DePauw's 21st Century Musician Initiative Mentioned on Radio's Diane Rehm Show
July 22, 2014
"I was a consultant this past fall at DePauw University in Indiana, where the curriculum is going to be revamped to produce, they hope, the 21st century classical musician," Greg Sandow -- music critic, composer and member of the graduate studies faculty at Juilliard -- said on NPR's Diane Rehm Show today. The program explored the future of classical music and ways it can better reach younger audiences.
At DePauw, Sandow recalls, "One of the students, a tenor, told me what he wanted his graduation recital to look like: one-third classical music, one-third Broadway show tunes, and then he wanted to form an a cappella group and sing R&B arrangements, because he was African American. And that, I think, is something that classical music has to embrace -- all the other kinds of music and the interest that classical musicians have in it."

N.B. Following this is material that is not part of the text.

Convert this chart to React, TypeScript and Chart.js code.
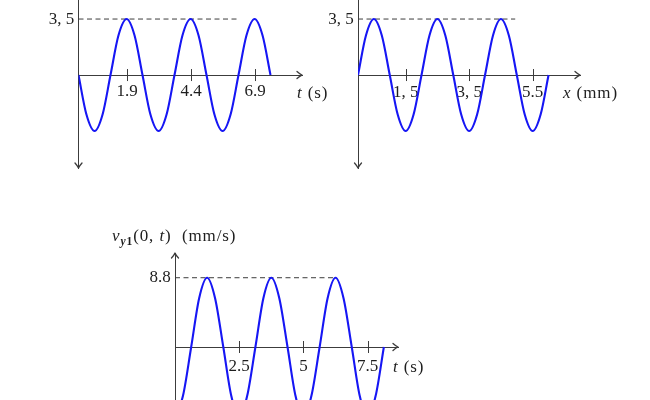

Others discussing the topic were Fred Bronstein, dean of the Peabody Institute of the Johns Hopkins University; Alex Ross, music critic for New Yorker magazine; and concert pianist Orli Shaham.

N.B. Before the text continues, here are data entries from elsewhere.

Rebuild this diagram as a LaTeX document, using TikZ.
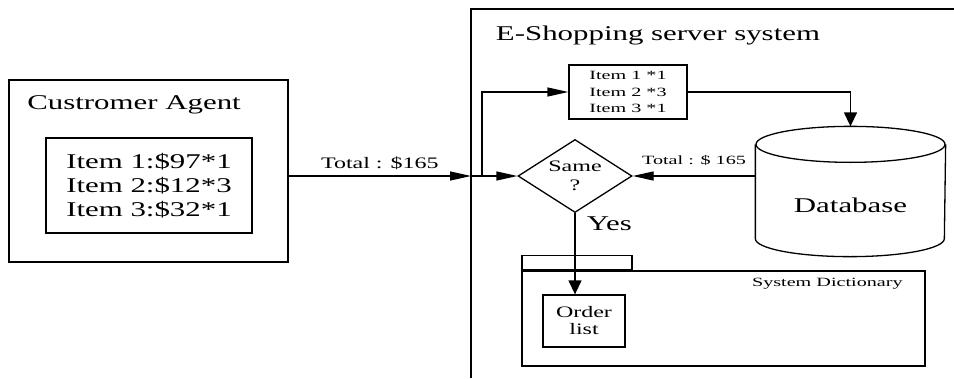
\documentclass[tikz,border=0pt]{standalone}
\usepackage{fontspec}
\setmainfont{Liberation Serif}[FakeStretch=1.47]
\newfontfamily\midserif{Liberation Serif}[FakeStretch=1.5]
\newfontfamily\smallserif{Liberation Serif}[FakeStretch=1.6]
\usetikzlibrary{arrows.meta,positioning,shapes.geometric}

\begin{document}
\begin{tikzpicture}[x=1pt,y=-1pt,line width=1.3pt,
  bigtext/.style={font=\fontsize{21}{24}\selectfont},
  midtext/.style={font=\midserif\fontsize{16}{19}\selectfont},
  smalltext/.style={font=\smallserif\fontsize{12.6}{16.5}\selectfont},
  box/.style={draw, inner sep=2pt, align=center},
  harrow/.style={-{Triangle[length=21pt,width=9pt]}},
  varrow/.style={-{Triangle[length=14pt,width=13pt]}}]
\useasboundingbox (0,0) rectangle (954,378);

% customer side
\node[box, minimum width=279pt, minimum height=182pt] (agent) at (148.5,171) {};
\node[bigtext, anchor=base west] (agenttitle) at ([xshift=15pt,yshift=-30pt]agent.north west) {Custromer Agent};
\node[box, bigtext, minimum width=206pt, minimum height=95pt] (cart) at (149,185.5) {Item 1:\$97*1\\Item 2:\$12*3\\Item 3:\$32*1};

% server side
\coordinate (srvnw) at (471,9);
\draw (471,378) -- (srvnw) -- (954,9);
\node[bigtext, anchor=base west] (srvtitle) at ([xshift=21pt,yshift=-31pt]srvnw) {E-Shopping server system};
\node[box, smalltext, minimum width=118pt, minimum height=54pt] (items) at (628,92) {Item 1 *1\\Item 2 *3\\Item 3 *1};
\node[diamond, draw, midtext, aspect=1.56, minimum width=114pt, minimum height=73pt, inner sep=0pt, align=center] (same) at (575,176) {Same\\?};

% database
\node[minimum width=189pt, minimum height=129pt, inner sep=0pt] (db) at (850.5,191.5) {};
\draw ([yshift=-18pt]db.north west) -- ([yshift=18pt]db.south west)
  arc[start angle=180, end angle=360, x radius=94.5pt, y radius=18pt] -- ([yshift=-18pt]db.north east);
\draw ([yshift=-18pt]db.north) ellipse [x radius=94.5pt, y radius=18pt];
\node[bigtext] (dblabel) at ([yshift=-14pt]db.center) {Database};

% dictionary folder
\node[box, minimum width=403pt, minimum height=95pt] (dict) at (723.5,318.5) {};
\node[box, minimum width=110pt, minimum height=14pt, anchor=south west] (dicttab) at (dict.north west) {};
\node[smalltext, anchor=base east] (dictlabel) at ([xshift=-19pt,yshift=-16pt]dict.north east) {System Dictionary};
\node[box, midtext, minimum width=82pt, minimum height=52pt] (order) at (584,321) {Order\\[-2pt]list};

\coordinate (gate) at (471,176);
\coordinate (split) at (482,176);

\draw[harrow] (agent.east |- gate) -- (gate) node[midway, above=2pt, midtext] {Total : \$165};
\draw[harrow] (gate) -- (same.west);
\draw[harrow] (split) |- (items.west);
\draw[varrow] (items.east) -| (db.north);
\draw[harrow] (db.west |- same) -- (same.east) node[midway, above=7pt, smalltext] {Total : \$ 165};
\draw[varrow] (same.south) -- (same.south |- order.north) node[pos=0.13, right=8pt, bigtext] {Yes};
\end{tikzpicture}
\end{document}
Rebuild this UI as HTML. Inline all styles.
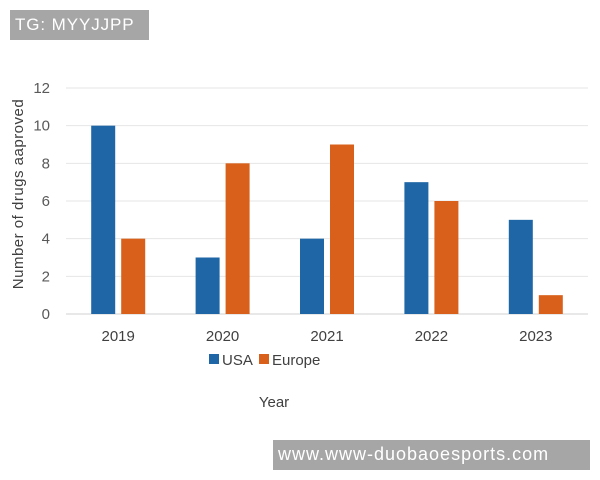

Audio of the program is available here.
A $15 million gift from Judson and Joyce Green last October launched an initiative to transform the DePauw University School of Music -- Indiana’s oldest and one of the nation’s first -- to meet the needs of students who are entering a rapidly changing music industry. The gift from the Greens, both of whom are graduates of DePauw, established the 21st Century Musician Initiative (21CM). The first of its kind, 21CM is a complete re-imagining of the professional music school curriculum and student experience with the aim to create flexible, entrepreneurial professionals prepared for the challenges of today’s music world.